MATALOKAL.COM, KENDARI – Ratusan warga segitiga Tapak Kuda, Kelurahan Korumba, Kecamatan Mandonga, Kota Kendari menolak pencocokan lahan objek sengketa atau konstantering yang bakal dilakukan Pengadilan Negeri (PN) Kendari, pada Kamis (30/10/2025).
Konstantering itu diajukan Koperasi Perempangan dan Perikanan Soananto (Koppperson) ke PN Kendari usai memenangkan sengketa lahan seluas 249.021 meter persegi dikurangi 3 hektare melawan Wongko Amiruddin dan kawan-kawan.
Penolakan itu ditunjukkan dengan melakukan aksi blokade jalan di sekitar areal lokasi eksekusi Rabu pagi. Selanjutnya, massa berunjuk rasa di PN Kendari. Sejumlah massa dari kalangan emak-emak membawa alat masak, sendok, wajan hingga dandang saat menduduki ruang PTSP PN Kendari.
Tak hanya itu, mereka juga membawa sejumlah poster berisi penolakan penggusuran lahan di segitiga Tapak Kuda Kendari. Beberapa wanita lansia menitihkan air mata di depan hakim untuk membatalkan rencana eksekusi.
“Kami tak akan mundur untuk keadilan. Kami siap mati demi mempertahankan hak kami,” ujar Nurhayati, salah satu warga pemilik sertifikat di lahan sengketa tersebut.
Aksi unjuk rasa itu diwarnai kericuhan yang dipicu massa tak terima polisi memadamkan kobaran api ban bekas menggunakan alat pemadam api ringan (apar). Massa dan polisi saling tarik-menarik Apar hingga berujung bentrok.
Sebelum meninggalkan PN Kendari, warga juga menyegel pintu pengadilan menggunakan rantai dan gembok sebagai bentuk kekecewaan terhadap rencana eksekusi lahan yang sudah dihuni selama 20 tahun.

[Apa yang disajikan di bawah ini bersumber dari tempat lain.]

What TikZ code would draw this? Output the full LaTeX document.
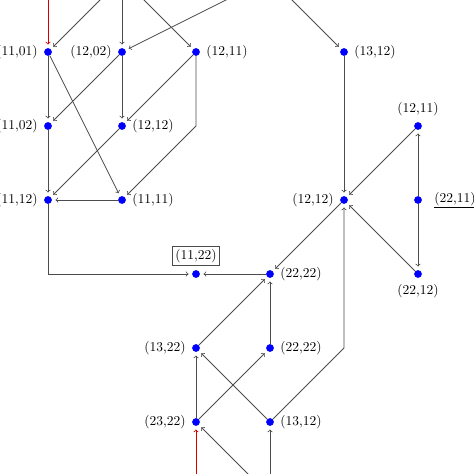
\documentclass[tikz,border=0pt]{standalone}
\usetikzlibrary{positioning}

\tikzset{every picture/.style={line width=0.6pt}}
\tikzset{
  pt/.style={circle,fill=blue,inner sep=0pt,minimum size=6.2pt},
  edge/.style={draw=black!70,->,shorten >=2.6pt},
  redge/.style={draw=red!85!black,->,shorten >=2.6pt},
  every label/.style={font=\fontsize{10.8}{13}\selectfont,label distance=1.2pt},
}

\begin{document}
\begin{tikzpicture}[x=0.8pt,y=0.8pt,yscale=-1,xscale=1]
\useasboundingbox (0,0) rectangle (474,474);
\clip (0,0) rectangle (474,474);

%Off-picture ends
\coordinate (inA) at (48,-22);
\coordinate (topL) at (122,-22);
\coordinate (topR) at (270,-22);
\coordinate (inU) at (196,496);
\coordinate (botS) at (270,496);

%Upper left block
\node[pt,label=left:{(11,01)}] (a1) at (48,52) {};
\node[pt,label=left:{(12,02)}] (b1) at (122,52) {};
\node[pt,label=right:{(12,11)}] (c1) at (196,52) {};
\node[pt,label=left:{(11,02)}] (a2) at (48,126) {};
\node[pt,label=right:{(12,12)}] (b2) at (122,126) {};
\node[pt,label=left:{(11,12)}] (a3) at (48,200) {};
\node[pt,label=right:{(11,11)}] (b3) at (122,200) {};

%Right block
\node[pt,label=right:{(13,12)}] (d1) at (344,52) {};
\node[pt,label=above:{(12,11)}] (e2) at (418,126) {};
\node[pt,label=left:{(12,12)}] (d3) at (344,200) {};
\node[pt,label={[label distance=6pt]right:{\underline{(22,11)}}}] (e3) at (418,200) {};
\node[pt,label=below:{(22,12)}] (e4) at (418,274) {};

%Lower block
\node[pt,label={[draw=black!70,inner sep=2.3pt,label distance=3pt]above:{(11,22)}}] (k) at (196,274) {};
\node[pt,label=right:{(22,22)}] (q1) at (270,274) {};
\node[pt,label=left:{(13,22)}] (r2) at (196,348) {};
\node[pt,label=right:{(22,22)}] (q2) at (270,348) {};
\node[pt,label=left:{(23,22)}] (r3) at (196,422) {};
\node[pt,label=right:{(13,12)}] (s3) at (270,422) {};

%Incoming
\draw[redge] (inA) -- (a1);
\draw[edge] (topL) -- (a1);
\draw[edge] (topL) -- (b1);
\draw[edge] (topL) -- (c1);
\draw[edge] (topR) -- (b1);
\draw[edge] (topR) -- (d1);

%Upper left edges
\draw[edge] (a1) -- (a2);
\draw[edge] (a1) -- (b3);
\draw[edge] (b1) -- (a2);
\draw[edge] (b1) -- (b2);
\draw[edge] (c1) -- (b2);
\draw[edge] (c1) -- (c1 |- b2) -- (b3);
\draw[edge] (a2) -- (a3);
\draw[edge] (b2) -- (a3);
\draw[edge] (b3) -- (a3);
\draw[edge] (a3) -- (a3 |- k) -- (k);

%Right edges
\draw[edge] (d1) -- (d3);
\draw[edge] (e2) -- (d3);
\draw[edge] (e3) -- (e2);
\draw[edge] (e3) -- (e4);
\draw[edge] (e4) -- (d3);
\draw[edge] (d3) -- (q1);

%Lower edges
\draw[edge] (q1) -- (k);
\draw[edge] (r2) -- (q1);
\draw[edge] (q2) -- (q1);
\draw[edge] (r3) -- (r2);
\draw[edge] (r3) -- (q2);
\draw[edge] (s3) -- (r2);
\draw[edge] (s3) -- (d3 |- r2) -- (d3);
\draw[redge] (inU) -- (r3);
\draw[edge] (botS) -- (r3);
\draw[edge] (botS) -- (s3);

\end{tikzpicture}
\end{document}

“Jelas kami menolak eksekusi karena kami punyak hak, sertifikat hak milik (SHM). (Apalagi) kami sudah tinggal 20 tahun lebih. Kami tidak mau hak kami diambil. Anak dan cucu kami lahir di situ,” kata Nurhayati.
Koordinator Aksi, La Ode Zumail mengatakan, putusan PN Kendari cacat hukum, karena legalitas penggugat tidak jelas. Meski begitu, Zumail menyebut, pihaknya tidak akan melawan PN Kendari, melainkan mempertahankan hak mereka.
“Hari ini warga Tapak Kuda bersatu mempertahankan haknya, tanahnya, juga tidak salah di mata undang-undang. Karena kami juga dilindungi undang-dengan sertifikat yang kita punya. Saya tegaskan, selangkahpun kami tidak akan mundur,” tegas Zumail.
Menurutnya, Abdi Jaya selaku pemohon konstantering, bukan merupakan subjek hukum yang sah. Sebab, Abdi Jaya merupakan ahli waris dari salah satu pengurus Kopperson, bukanlah subjek hukum yang mengajukan sengketa ke pengadilan pada 1993.
Di samping itu, Zumail bilang, sengketa lahan yang bergulir sejak tahun 1993 sudah pernah dieksekusi pada 1998, namun gagal karena batas-batas tidak bisa ditunjukkan oleh penggugat.
“Sederhananya. Saat masih hidup pengurus Kopperson, tidak bisa menunjukkan batas-batas, apalagi Abdi Jaya yang legalitasnya tidak jelas. Jadi kami masyarakat Tapak Kuda tidak akan membiarkan tanah kami direbut perampok-perampok itu,” tandasnya.
Humas PN Kendari, Arya Putra Negara Kutawaringin mengatakan, meski mendapatkan penolakan keras dari warga pemilik SHM, namun konstatering tetap dilakukan sesuai rencana awal.
“Ketua pengadilan sudah menerima aspirasi masyarakat, tapi ketua pengadilan tegas tetap melanjutkan konstantering besok, 30 Oktober 2025. Pengamanan dari kepolisian setempat,” ujar Arya.